DJSTTD: SO many inspirations. My mix-sets only capture a tiny amount of music and genres I listen to, and most of it does tend to be pre-millennial or between 2000 and 2008, which probably means I naturally favor earlier structures and vibes. I think Since I Left You is probably the greatest concept album of all time and that Daft Punk’s Homework is the best (and only?) punk-house album ever made. Between those two albums I could probably be set for my desert island 😀 Prince was a genius, so I’ve always loved the recording sound of his early albums. There’s also Cheiron Studios (Britney, BSB), Bruce Hornsby, Cheryl Lynn, Stock-Aitken-Waterman, Greg Alexander, Country Rock (Reba McEntire, Vince Gill, Shania Twain, Mindy McCready), mid-90’s to mid-00’s R&B (3LW, SWV, Total, Blaque, Destiny’s Child, DREAM)…
FM: Your songs tend to be quite hopeful and upbeat, and your social media channels tend to be a wellspring of positivity even while addressing darker feelings. Is this part of an artistic mission that guides your work in general?

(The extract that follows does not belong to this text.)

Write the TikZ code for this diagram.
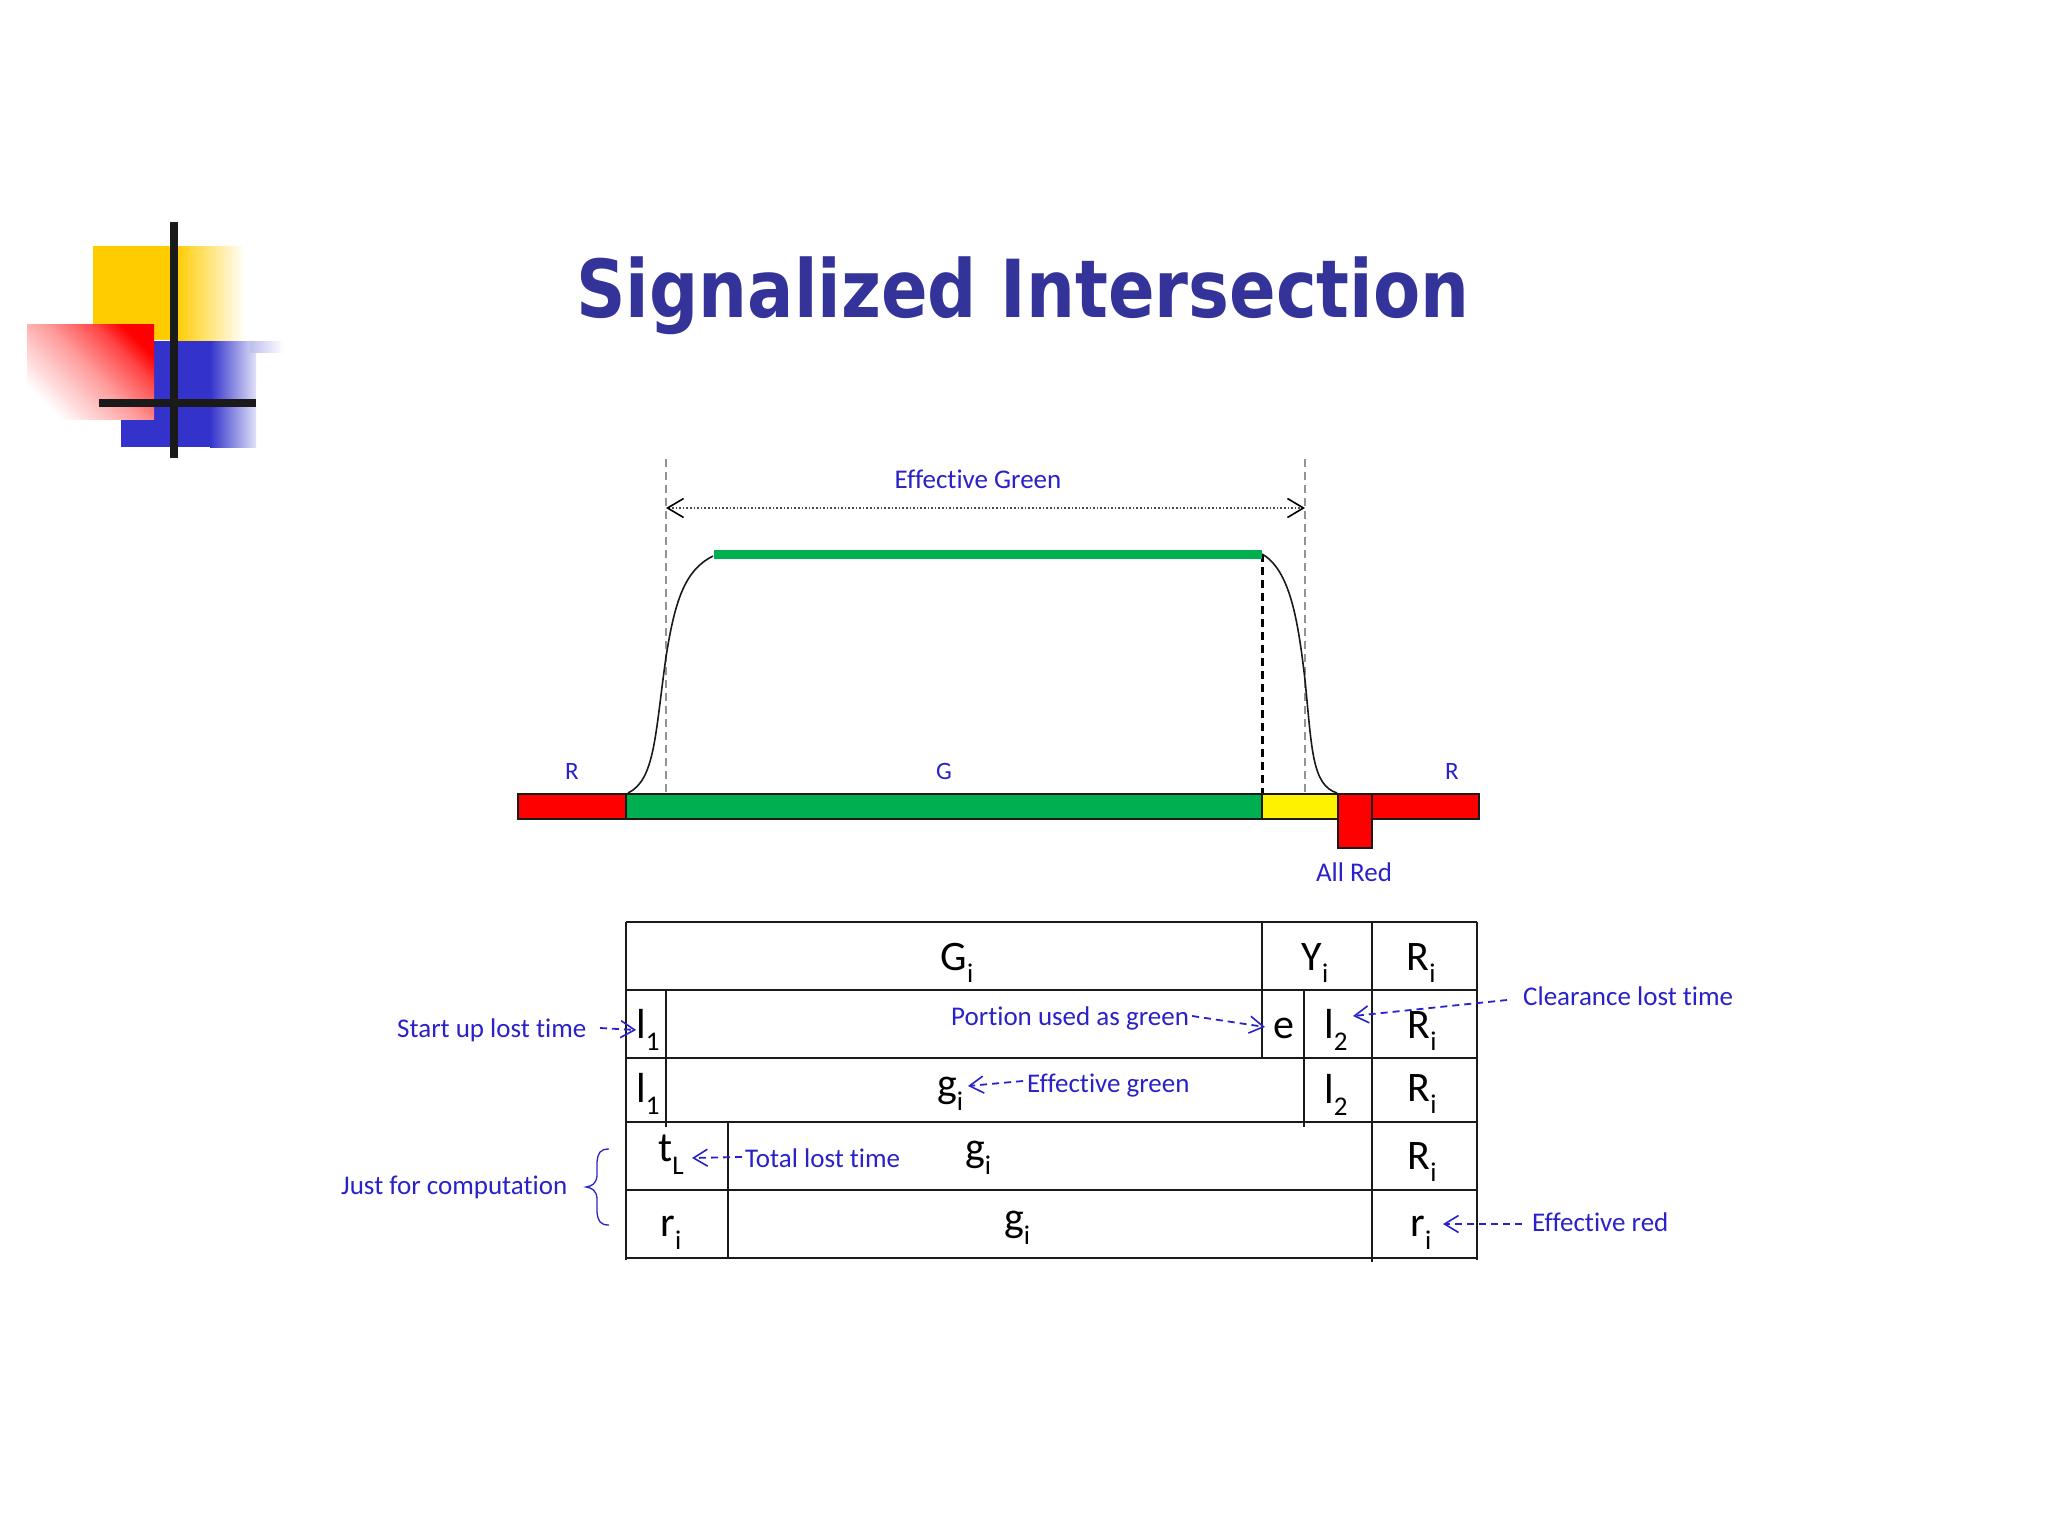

DJSTTD: Making music is the happiest part of my life so there’s never any negativity for me in sharing music or making it! Even if there’s an emotional moment during the-making-of, it’s still a wonderful feeling. There’s depression, despair, loneliness, hopelessness and sadness elsewhere in mine and everyone else’s life, but I want people who listen to my music and come to my socials and songs to feel positive and good about their visit!
FM: It’s hard to tie DJ Sabrina the Teenage DJ to any person in ‘real life,’ so to speak, and the stage name offers you a lot of anonymity. Is there a reason, beyond the artistic value of incorporating the universe and personality of Sabrina the Teenage Witch into your work, that the project is relatively anonymous?
DJSTTD: I don’t think there’s a lot to be gained from a reveal, other than to satisfy some kind of ego? I really loved the early days of lo-fi house anonymity when the DJ’s made beautiful, serious, intelligent music and used names and avatars that were totally at odds with that; it made the music even more dramatic and humbling to listen to without having any sort of face to attach it to. A lot of that seems to have been lost as many of them have gone on to pose for:
a) side-profiled black-and-white flash photography in
b) grandad collar shirts as they
c) stroke the back of their hairs.
Plus, I love VGA-era video games, so it’s an opportunity to incorporate my passion for pixels in the artwork….
FM: Does Salem still live in the attic with you, and if so, how has this affected you?
DJSTTD: Yep, he does, and yep, he still finds it funny to change my mastering loudness profiles and drag the release on my limiter to 0.01 when I’m not looking. Smh.